This is an archive of the discontinued LLVM Phabricator instance.

[ARM] Split FPExt loads
ClosedPublic

Authored by dmgreen on Jun 7 2020, 4:25 AM.

Details

Summary

This extends PerformSplittingToWideningLoad to also handle FP_Ext, as well as sign and zero extends. It uses an integer extending load followed by a VCVTL on the bottom lanes to efficiently perform an fpext on a smaller than legal type.

The existing code had to be rewritten a little to not just split the node in two and let legalization handle it from there, but to actually split into legal chunks.

Diff Detail

Event Timeline

dmgreen created this revision.Jun 7 2020, 4:25 AM

You prefer to do more loads, as opposed to doing a single load and shuffling the result? Are loads really that cheap, or is the alternative just too terrible?

You prefer to do more loads, as opposed to doing a single load and shuffling the result?

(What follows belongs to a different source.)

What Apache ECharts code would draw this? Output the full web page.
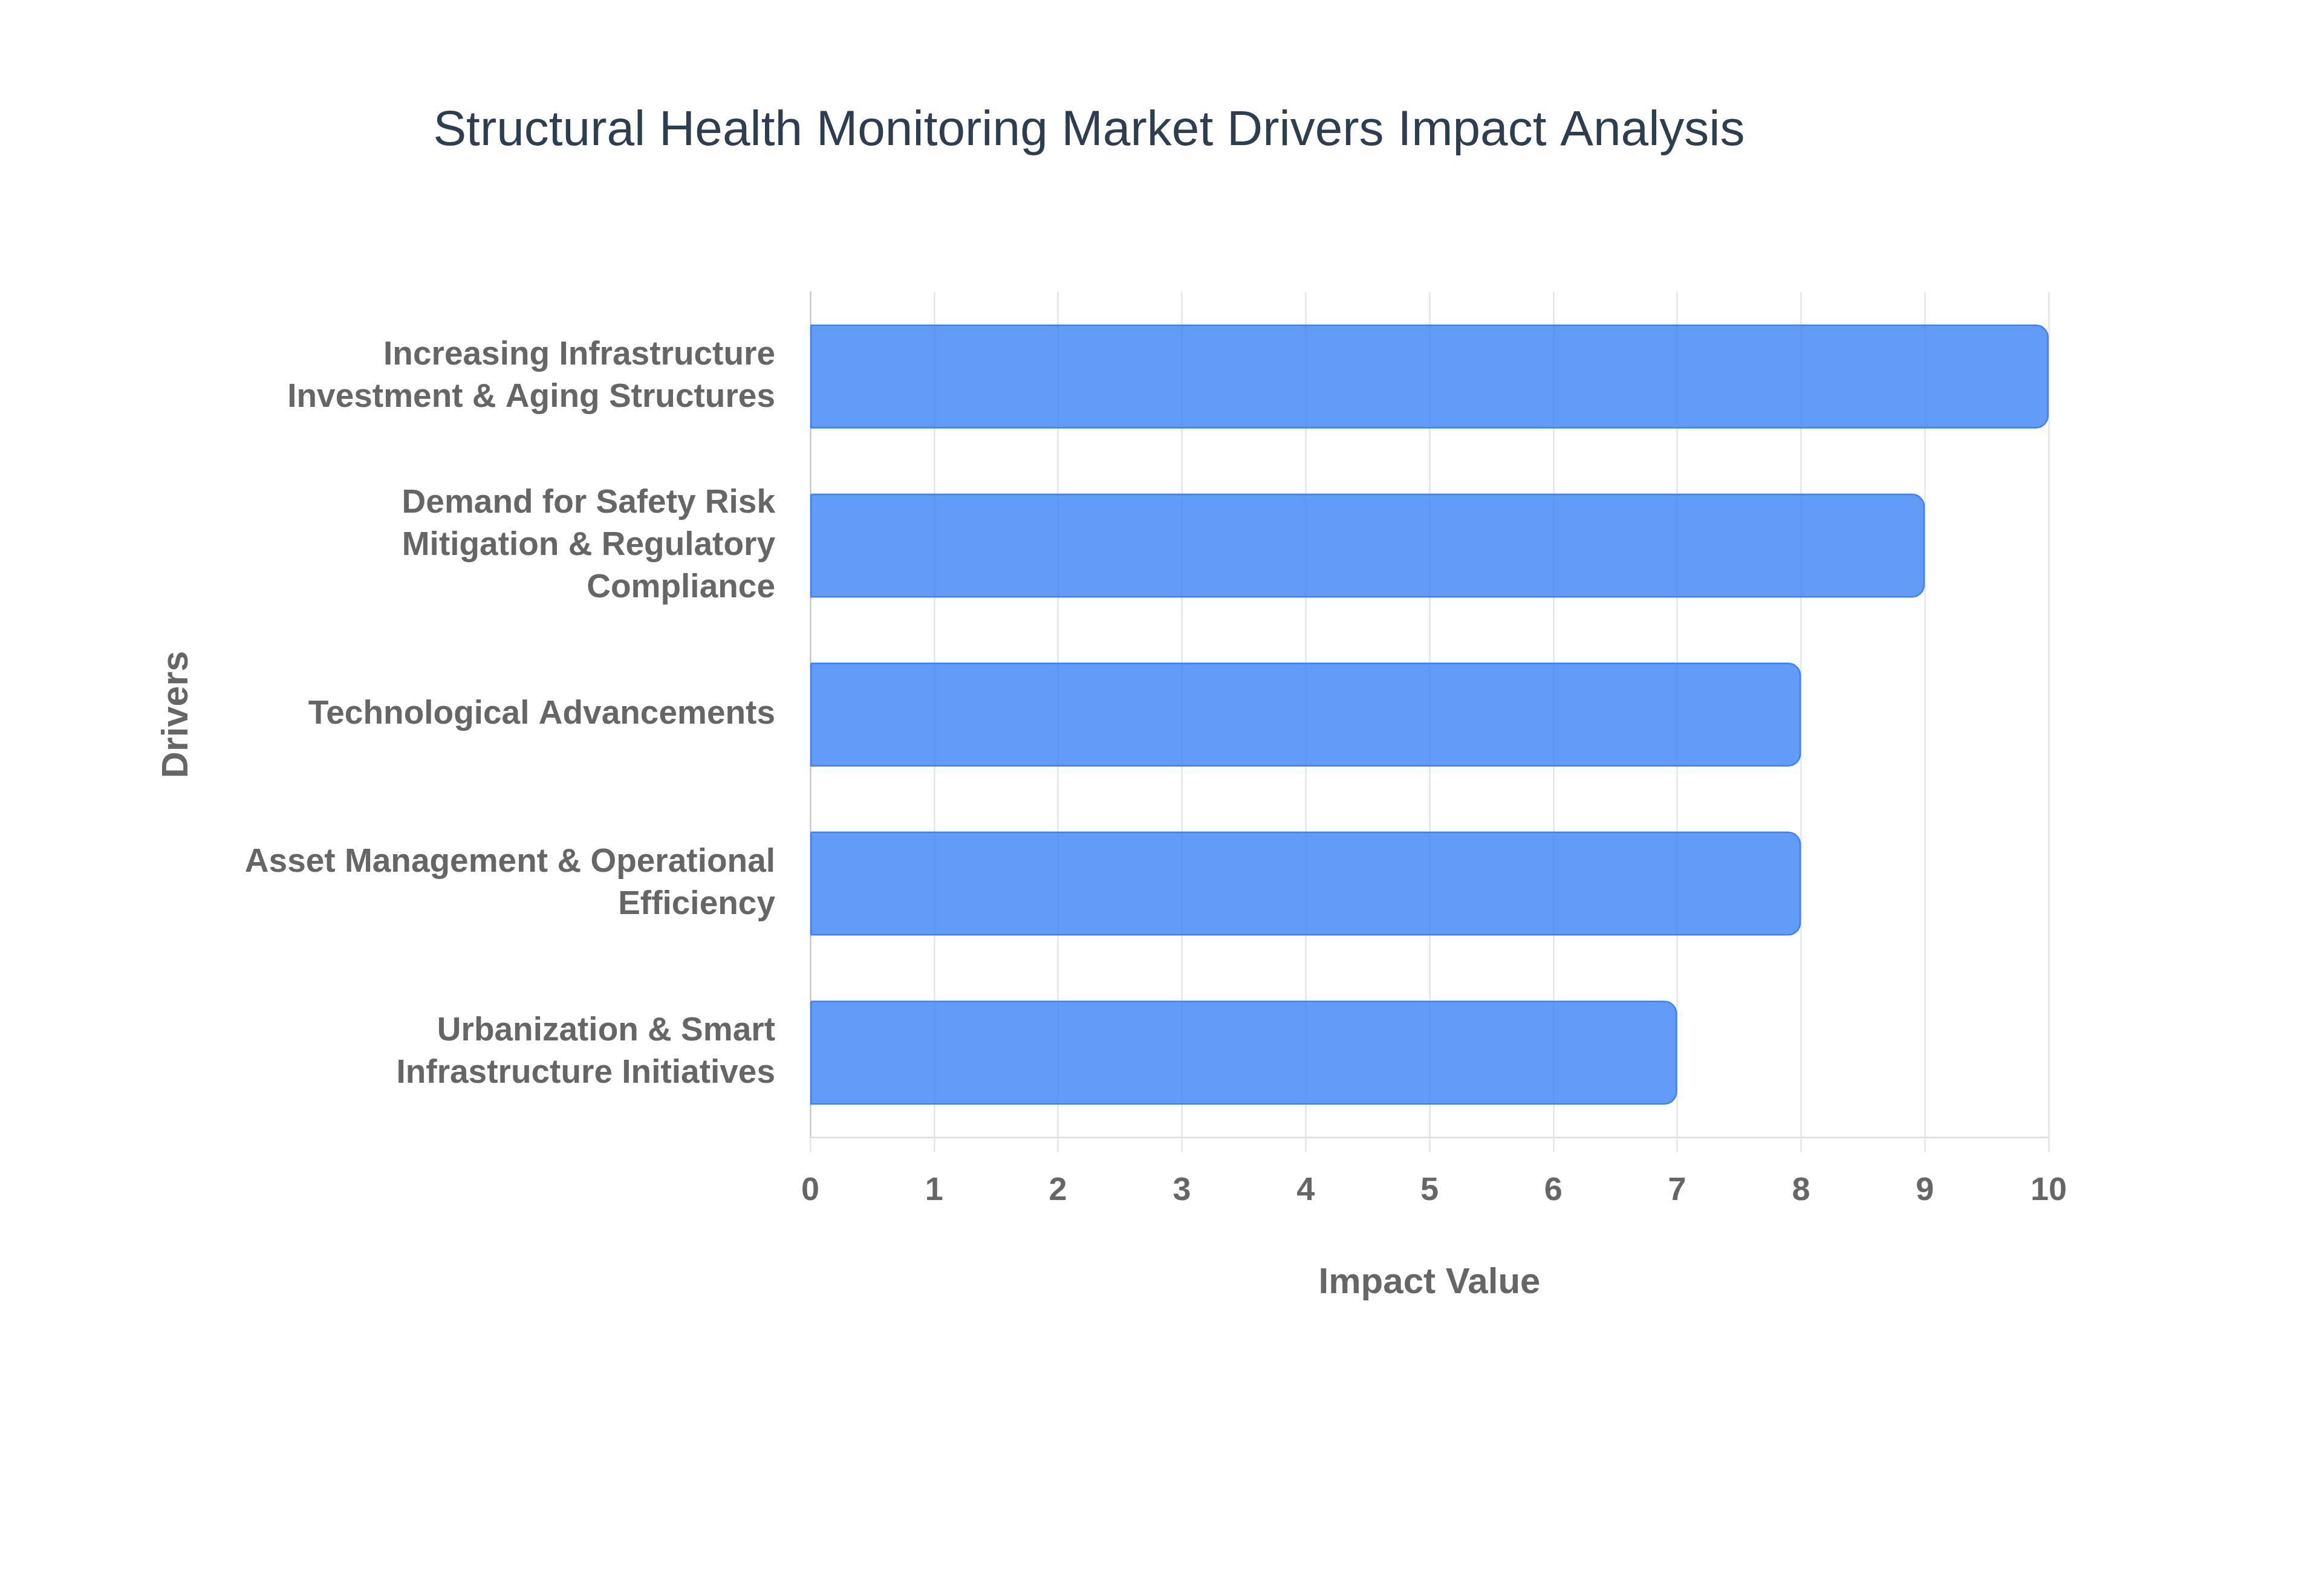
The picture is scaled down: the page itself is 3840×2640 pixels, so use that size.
<!DOCTYPE html>
<html>
<head>
<meta charset="utf-8">
<script src="https://cdn.jsdelivr.net/npm/echarts@6/dist/echarts.min.js"></script>
<style>
html,body{margin:0;padding:0;background:#fff;}
#chart{width:3840px;height:2640px;}
</style>
</head>
<body>
<div id="chart"></div>
<script>
const titleText = 'Structural Health Monitoring Market Drivers Impact Analysis';
const categories = [
  'Increasing Infrastructure\nInvestment & Aging Structures',
  'Demand for Safety Risk\nMitigation & Regulatory\nCompliance',
  'Technological Advancements',
  'Asset Management & Operational\nEfficiency',
  'Urbanization & Smart\nInfrastructure Initiatives'
];
const impactValues = [10, 9, 8, 8, 7];
const xAxisName = 'Impact Value';
const yAxisName = 'Drivers';

const chart = echarts.init(document.getElementById('chart'));
const labelFont = 'Liberation Sans, Arial, Helvetica, sans-serif';
chart.setOption({
  backgroundColor: '#ffffff',
  animation: false,
  title: {
    text: titleText,
    left: 1796,
    top: 171,
    textAlign: 'center',
    textStyle: {
      fontFamily: labelFont,
      fontSize: 82,
      fontWeight: 'normal',
      color: '#2c3e50'
    }
  },
  grid: {
    left: 1340,
    right: 452,
    top: 483,
    bottom: 759,
    containLabel: false
  },
  xAxis: {
    type: 'value',
    min: 0,
    max: 10,
    interval: 1,
    name: xAxisName,
    nameLocation: 'middle',
    nameGap: 211,
    nameTextStyle: {
      fontFamily: labelFont,
      fontSize: 60,
      fontWeight: 'bold',
      color: '#666666'
    },
    axisLine: { show: true, lineStyle: { color: '#dddddd', width: 2.5 } },
    axisTick: { show: true, length: 25, lineStyle: { color: '#e5e5e5', width: 2.5 } },
    splitLine: { show: true, lineStyle: { color: '#e5e5e5', width: 2.5 } },
    axisLabel: {
      margin: 62,
      fontFamily: labelFont,
      fontSize: 54,
      fontWeight: 'bold',
      color: '#666666'
    }
  },
  yAxis: {
    type: 'category',
    data: categories,
    inverse: true,
    name: yAxisName,
    nameLocation: 'middle',
    nameGap: 1016,
    nameRotate: 90,
    nameTextStyle: {
      fontFamily: labelFont,
      fontSize: 61,
      fontWeight: 'bold',
      color: '#666666'
    },
    axisLine: { show: true, lineStyle: { color: '#cccccc', width: 2.5 } },
    axisTick: { show: false },
    splitLine: { show: false },
    axisLabel: {
      margin: 58,
      fontFamily: labelFont,
      fontSize: 55,
      fontWeight: 'bold',
      lineHeight: 70,
      color: '#666666',
      align: 'right'
    }
  },
  series: [{
    type: 'bar',
    data: impactValues,
    barCategoryGap: '38.5%',
    itemStyle: {
      color: 'rgba(59,130,246,0.8)',
      borderColor: 'rgba(59,130,246,1)',
      borderWidth: 2.5,
      borderRadius: [0, 20, 20, 0]
    }
  }]
});
</script>
</body>
</html>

Are loads really that cheap, or is the alternative just too terrible?

Yeah. both actually. Loads are expected to be cheap (you can usually do a load with no stalls into a following mve instruction) and the alternative is to need to shuffle every lane into and out of registers.

MVE was designed with this "beats" system in mind, where 32bit chunks of the vector can architecturally overlap. Any instructions that cross beats are deemed to be expensive, and many you would expect just don't exist. So there is nothing that takes the bottom 4 lanes of a v8i16 and extends them into a v4i32. All the extends are done as values are loaded, or are done with t/b instructions like vmovlt/b.

Just adding up instructions will get a rough indication of cost. In some places there will be more depending on the CPU, but the M in MVE stands for M-Profile (err, I think) so in many ways it's fairly simple.

efriedma accepted this revision.Jun 9 2020, 10:21 AM

LGTM with one minor comment.

llvm/lib/Target/ARM/ARMISelLowering.cpp
15159

Instead of looping like this, you can probably just return DAG.getNode(ISD::CONCAT_VECTORS, DL, ConcatVT, Loads);.

This revision is now accepted and ready to land.Jun 9 2020, 10:21 AM
This revision was automatically updated to reflect the committed changes.